I did exactly what he said, then went out to test it on the squash bugs. My first victims were a cluster of baby squash bugs, not even old enough to have completed their plant-assault training yet.

“Take this, you scum!” I shouted, blasting them with a coffee-scented spray of Sir Google’s secret weapon. For good measure, I sprayed them two more times.

Almost immediately, they seemed to melt into blobs of goo on the plant.

I stepped back in shock. This worked even faster than the expensive stuff from the store! Laughing maniacally, I launched a full-out attack on every squash bug in sight—from the tiny white ones to the big, brown-armored adults. It took a few more sprays for the adults, but within 30 seconds, they would freeze in place on the plant, never to move again. After every spray, any other squash bugs in the area retreated in the other direction. I could have sworn I heard them screaming.

“Run away!” I cried. “Run for your lives! Save the women and children!”

I smirked, stroking my chin. The squash bug troops were decimated for now, but I knew they would regroup overnight. But it didn’t matter—I now possessed the weapon of mass destruction.

Overnight, my purple hull peas were ambushed by fuzzy brown caterpillars. Any other time, I would have thought it was a coincidence, but I knew that the squash bugs had called in allies for assistance. ‘If she’s too busy fighting them, we’ll have a chance to regroup,’ they were thinking.
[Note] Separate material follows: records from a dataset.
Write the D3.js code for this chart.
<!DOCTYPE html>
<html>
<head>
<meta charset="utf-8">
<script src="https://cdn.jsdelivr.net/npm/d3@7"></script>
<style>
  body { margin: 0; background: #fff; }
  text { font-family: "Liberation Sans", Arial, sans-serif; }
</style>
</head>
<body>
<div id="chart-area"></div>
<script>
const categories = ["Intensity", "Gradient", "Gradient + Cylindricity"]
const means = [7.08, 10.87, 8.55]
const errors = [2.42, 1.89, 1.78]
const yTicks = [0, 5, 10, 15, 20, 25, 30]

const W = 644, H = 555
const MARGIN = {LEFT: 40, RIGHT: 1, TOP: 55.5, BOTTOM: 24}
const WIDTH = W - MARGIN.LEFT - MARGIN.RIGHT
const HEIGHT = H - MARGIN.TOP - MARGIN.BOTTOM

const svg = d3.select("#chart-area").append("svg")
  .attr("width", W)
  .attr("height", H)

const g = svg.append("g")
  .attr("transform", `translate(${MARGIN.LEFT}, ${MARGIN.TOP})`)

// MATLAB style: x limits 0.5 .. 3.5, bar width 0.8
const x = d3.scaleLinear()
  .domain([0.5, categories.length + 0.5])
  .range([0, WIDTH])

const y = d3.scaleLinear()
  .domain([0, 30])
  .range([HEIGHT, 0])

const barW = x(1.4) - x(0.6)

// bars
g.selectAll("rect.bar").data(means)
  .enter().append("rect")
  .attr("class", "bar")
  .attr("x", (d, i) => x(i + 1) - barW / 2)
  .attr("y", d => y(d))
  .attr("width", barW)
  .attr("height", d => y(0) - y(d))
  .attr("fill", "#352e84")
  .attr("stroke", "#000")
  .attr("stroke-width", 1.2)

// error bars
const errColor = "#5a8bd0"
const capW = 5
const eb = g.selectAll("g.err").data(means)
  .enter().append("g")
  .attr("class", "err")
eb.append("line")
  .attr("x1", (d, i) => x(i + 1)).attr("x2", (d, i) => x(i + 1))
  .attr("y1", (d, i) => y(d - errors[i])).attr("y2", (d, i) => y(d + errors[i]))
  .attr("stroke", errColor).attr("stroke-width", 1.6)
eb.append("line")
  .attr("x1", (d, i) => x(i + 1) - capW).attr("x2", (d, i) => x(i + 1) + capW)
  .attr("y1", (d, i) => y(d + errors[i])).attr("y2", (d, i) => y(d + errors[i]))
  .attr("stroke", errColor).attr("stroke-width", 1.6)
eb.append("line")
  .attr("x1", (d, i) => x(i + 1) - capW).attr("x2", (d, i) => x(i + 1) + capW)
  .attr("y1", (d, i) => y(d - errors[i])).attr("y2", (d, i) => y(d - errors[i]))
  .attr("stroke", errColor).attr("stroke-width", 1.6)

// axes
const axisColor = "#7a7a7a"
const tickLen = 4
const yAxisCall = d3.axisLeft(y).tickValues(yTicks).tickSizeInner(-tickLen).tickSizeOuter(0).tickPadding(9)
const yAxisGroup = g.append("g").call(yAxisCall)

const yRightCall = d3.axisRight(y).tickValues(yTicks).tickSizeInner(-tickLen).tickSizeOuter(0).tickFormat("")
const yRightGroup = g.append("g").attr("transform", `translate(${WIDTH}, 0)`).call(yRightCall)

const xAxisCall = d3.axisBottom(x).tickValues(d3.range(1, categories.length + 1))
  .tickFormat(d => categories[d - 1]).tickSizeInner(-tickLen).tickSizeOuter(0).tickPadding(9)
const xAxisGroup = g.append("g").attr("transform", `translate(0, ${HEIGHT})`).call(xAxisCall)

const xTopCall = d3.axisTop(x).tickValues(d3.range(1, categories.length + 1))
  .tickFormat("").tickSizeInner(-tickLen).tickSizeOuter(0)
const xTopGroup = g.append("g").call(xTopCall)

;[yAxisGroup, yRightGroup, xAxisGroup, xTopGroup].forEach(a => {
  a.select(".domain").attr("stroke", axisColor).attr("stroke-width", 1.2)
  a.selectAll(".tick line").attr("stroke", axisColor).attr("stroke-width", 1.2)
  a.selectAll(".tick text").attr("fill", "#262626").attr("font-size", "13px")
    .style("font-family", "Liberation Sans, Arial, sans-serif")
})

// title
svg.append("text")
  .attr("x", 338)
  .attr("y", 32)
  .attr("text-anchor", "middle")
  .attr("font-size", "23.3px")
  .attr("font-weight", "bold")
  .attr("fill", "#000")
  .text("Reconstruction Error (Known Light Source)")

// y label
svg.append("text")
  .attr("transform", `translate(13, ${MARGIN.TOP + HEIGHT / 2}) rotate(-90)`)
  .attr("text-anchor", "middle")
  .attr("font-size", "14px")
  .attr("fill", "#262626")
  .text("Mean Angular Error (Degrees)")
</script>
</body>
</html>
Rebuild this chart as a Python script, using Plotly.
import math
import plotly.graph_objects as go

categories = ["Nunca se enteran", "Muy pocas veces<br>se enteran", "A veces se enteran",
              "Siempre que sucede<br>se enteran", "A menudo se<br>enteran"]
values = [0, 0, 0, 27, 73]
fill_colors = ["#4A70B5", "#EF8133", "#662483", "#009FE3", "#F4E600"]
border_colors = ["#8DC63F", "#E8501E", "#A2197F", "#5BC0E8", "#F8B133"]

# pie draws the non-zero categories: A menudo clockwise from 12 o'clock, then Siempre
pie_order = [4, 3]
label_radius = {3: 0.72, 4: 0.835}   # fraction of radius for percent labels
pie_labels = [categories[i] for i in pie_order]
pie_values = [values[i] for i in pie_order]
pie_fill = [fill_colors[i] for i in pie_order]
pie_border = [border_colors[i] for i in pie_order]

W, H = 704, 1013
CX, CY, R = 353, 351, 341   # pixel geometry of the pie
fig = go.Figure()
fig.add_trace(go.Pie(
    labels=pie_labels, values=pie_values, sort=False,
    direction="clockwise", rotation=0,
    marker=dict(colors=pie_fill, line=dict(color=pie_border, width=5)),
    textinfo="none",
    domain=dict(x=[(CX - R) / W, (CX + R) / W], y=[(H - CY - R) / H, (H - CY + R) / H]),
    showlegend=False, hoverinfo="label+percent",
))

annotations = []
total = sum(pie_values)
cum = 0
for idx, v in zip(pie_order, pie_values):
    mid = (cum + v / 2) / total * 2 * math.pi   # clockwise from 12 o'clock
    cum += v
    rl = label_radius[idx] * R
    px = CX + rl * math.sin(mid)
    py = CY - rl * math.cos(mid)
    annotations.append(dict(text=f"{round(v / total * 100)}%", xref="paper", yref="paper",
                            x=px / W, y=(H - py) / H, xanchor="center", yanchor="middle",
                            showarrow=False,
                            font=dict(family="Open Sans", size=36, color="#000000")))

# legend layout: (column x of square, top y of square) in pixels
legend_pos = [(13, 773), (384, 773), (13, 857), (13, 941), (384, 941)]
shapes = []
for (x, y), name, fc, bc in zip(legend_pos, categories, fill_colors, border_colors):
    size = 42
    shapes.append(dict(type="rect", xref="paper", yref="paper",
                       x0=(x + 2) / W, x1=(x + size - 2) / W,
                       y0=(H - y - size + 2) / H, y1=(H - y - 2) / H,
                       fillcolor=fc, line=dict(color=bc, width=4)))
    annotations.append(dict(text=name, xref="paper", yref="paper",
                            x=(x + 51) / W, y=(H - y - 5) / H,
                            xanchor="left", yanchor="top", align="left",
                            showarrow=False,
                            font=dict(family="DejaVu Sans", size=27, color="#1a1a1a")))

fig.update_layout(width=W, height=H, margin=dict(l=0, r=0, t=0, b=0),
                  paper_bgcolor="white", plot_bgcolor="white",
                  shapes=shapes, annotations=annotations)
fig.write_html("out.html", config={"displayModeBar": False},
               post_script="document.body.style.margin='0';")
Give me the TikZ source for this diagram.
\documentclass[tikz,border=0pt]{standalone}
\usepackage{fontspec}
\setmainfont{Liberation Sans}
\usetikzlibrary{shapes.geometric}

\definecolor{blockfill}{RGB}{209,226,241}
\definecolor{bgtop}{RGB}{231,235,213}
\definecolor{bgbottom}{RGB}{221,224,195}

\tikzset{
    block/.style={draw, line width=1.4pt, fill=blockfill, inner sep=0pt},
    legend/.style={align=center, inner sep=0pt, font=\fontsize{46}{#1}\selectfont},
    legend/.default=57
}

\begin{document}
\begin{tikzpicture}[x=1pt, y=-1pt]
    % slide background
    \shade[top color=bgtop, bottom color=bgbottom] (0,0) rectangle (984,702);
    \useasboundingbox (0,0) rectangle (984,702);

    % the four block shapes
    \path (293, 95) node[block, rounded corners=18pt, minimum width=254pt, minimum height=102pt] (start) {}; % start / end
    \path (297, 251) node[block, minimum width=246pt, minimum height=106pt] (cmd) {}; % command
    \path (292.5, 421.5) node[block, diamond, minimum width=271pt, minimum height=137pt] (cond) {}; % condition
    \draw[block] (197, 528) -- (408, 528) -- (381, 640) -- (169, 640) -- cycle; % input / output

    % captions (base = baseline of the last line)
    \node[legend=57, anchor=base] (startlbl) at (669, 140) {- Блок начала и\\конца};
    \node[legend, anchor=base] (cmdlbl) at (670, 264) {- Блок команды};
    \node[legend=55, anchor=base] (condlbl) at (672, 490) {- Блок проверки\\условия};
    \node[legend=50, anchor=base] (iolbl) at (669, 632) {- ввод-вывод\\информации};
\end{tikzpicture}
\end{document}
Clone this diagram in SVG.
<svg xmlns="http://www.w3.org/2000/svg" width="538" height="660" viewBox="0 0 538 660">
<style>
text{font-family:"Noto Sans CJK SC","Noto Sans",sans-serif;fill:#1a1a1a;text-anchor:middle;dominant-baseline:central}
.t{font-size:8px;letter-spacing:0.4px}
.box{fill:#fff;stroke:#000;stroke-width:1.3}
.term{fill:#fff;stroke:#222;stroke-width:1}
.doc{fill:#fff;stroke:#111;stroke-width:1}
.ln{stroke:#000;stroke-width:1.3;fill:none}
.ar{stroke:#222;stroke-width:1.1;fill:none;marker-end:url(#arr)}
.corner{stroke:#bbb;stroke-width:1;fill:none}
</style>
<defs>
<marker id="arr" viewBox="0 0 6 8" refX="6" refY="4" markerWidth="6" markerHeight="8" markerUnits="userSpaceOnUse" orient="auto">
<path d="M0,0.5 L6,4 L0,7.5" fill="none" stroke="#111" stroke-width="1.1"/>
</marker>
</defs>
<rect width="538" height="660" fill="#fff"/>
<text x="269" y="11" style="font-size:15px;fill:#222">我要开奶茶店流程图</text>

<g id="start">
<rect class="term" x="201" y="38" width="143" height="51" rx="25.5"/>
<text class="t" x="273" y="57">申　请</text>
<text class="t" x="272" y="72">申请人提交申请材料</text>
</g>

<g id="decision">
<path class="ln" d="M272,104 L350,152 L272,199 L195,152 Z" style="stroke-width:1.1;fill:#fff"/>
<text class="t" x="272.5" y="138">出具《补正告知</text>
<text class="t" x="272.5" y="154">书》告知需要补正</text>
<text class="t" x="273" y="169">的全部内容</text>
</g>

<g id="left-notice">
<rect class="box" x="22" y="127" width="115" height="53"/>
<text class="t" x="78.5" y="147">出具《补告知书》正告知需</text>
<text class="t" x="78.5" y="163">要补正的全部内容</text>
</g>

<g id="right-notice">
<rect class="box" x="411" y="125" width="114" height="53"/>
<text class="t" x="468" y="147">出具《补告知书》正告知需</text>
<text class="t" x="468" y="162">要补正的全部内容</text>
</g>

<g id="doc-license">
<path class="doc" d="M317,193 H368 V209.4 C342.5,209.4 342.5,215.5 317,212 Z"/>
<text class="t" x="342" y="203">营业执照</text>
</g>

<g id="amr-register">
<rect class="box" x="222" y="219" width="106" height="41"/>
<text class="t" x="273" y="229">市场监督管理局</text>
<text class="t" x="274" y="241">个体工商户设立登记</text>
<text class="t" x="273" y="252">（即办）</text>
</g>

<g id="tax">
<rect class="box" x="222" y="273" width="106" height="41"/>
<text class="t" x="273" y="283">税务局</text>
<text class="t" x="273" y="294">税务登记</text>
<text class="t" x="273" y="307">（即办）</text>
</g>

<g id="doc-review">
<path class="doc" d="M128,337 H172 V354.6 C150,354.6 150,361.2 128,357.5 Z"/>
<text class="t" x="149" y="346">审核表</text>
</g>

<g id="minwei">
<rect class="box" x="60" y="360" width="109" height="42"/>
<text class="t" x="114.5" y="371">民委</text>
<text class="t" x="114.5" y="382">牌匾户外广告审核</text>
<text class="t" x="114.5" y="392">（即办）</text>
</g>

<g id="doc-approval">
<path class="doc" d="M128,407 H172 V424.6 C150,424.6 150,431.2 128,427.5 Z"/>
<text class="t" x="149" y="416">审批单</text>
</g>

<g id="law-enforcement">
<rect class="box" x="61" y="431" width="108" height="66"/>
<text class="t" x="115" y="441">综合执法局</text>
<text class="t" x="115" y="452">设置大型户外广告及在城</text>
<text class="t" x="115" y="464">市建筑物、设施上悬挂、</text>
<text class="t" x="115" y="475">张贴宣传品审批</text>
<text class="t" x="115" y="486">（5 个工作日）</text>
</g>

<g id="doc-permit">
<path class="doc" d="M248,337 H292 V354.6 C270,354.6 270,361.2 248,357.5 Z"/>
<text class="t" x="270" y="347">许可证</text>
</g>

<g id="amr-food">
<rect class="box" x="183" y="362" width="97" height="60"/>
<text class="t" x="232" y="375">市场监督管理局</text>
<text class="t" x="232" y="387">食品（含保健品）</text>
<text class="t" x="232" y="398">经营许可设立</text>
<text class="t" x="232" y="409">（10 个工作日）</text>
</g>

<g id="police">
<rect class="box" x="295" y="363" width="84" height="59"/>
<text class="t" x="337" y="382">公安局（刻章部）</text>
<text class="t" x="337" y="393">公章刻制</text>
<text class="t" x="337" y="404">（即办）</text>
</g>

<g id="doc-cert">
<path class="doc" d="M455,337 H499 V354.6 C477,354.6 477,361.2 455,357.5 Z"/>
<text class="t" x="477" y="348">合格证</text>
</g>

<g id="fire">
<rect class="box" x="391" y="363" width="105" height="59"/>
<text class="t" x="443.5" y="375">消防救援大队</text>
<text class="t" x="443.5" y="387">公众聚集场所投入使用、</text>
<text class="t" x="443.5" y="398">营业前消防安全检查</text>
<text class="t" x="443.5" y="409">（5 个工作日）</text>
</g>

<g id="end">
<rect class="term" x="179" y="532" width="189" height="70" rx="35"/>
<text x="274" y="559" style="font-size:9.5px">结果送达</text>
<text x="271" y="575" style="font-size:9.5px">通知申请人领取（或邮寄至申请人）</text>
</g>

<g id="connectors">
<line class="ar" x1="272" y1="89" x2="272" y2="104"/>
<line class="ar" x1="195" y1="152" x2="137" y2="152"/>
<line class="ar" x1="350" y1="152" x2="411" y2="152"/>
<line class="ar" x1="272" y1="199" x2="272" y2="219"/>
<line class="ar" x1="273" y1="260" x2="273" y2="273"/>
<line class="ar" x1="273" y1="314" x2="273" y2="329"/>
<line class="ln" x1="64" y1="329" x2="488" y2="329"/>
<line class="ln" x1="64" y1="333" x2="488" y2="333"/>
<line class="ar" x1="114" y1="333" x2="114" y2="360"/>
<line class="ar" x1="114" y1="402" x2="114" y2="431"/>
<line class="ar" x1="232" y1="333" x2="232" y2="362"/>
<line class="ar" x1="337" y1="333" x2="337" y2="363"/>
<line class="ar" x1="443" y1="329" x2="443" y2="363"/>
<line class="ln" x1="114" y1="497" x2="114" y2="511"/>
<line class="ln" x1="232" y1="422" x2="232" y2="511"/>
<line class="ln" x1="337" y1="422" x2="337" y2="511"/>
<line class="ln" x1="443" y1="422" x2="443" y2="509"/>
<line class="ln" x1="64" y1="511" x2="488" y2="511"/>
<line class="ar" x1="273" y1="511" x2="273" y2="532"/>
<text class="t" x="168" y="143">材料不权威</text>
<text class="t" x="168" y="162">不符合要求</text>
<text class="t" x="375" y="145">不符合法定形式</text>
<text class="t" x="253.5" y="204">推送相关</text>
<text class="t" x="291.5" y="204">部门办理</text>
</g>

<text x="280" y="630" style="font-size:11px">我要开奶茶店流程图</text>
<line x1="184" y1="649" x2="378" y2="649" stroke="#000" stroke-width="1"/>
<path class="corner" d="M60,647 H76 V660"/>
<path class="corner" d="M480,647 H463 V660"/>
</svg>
I mixed up two more batches of my super weapon using cheap dollar-store instant coffee. A few lingering squash bugs clung to my butternut squash, and my coffee mixture rained down on them like destruction from the heavens. I even removed old boards lying nearby, under which I discovered an entire barracks of squash bug troops.

Yes, I had won some battles, but the squash bugs had won the war.

“Thought you could hide, did you?” I sneered. After that, I marched over to the purple hull peas and blasted the caterpillars with the rest. They slowly retreated.

I went into the house, arms high, waving to an unseen cheering citizenry. I had won the battle. I decided to whip up a batch of sautéed squash covered in Parmesan cheese to celebrate. I knew I would go on to tell future generations of my family how I had defeated an entire army of squash bugs. My expertise would go down in the written histories of our gardening scrapbooks. “You really had squash all the way into September?” future offspring’s offspring would say. “Amazing!”

Unfortunately, it was anything but amazing the next morning. I had saved the gourds and the pumpkins, but I took one look at my butternut squash plant and sighed.

Almost every leaf was curled and dry. The few remaining green ones were wilting in that direction. Yes, I had won some battles, but the squash bugs had won the war. I had waited too late to get involved.

I shook my fist at the sky. “Next year!” I vowed. “Next year I will start so early, there won’t even be a sequel. There will be no Squash Bugs Strike Back or Return of the Squash Bugs, not in my garden!”

How could I fail? The force—of cold coffee—is with me.

  • Nancy D.

    I have stink bugs this time of year but they aren’t like these. I don’t know what kind they are but I think they must stink when you squash them. So I won’t. I am so happy to learn of a remedy that works that isn’t chemical!!!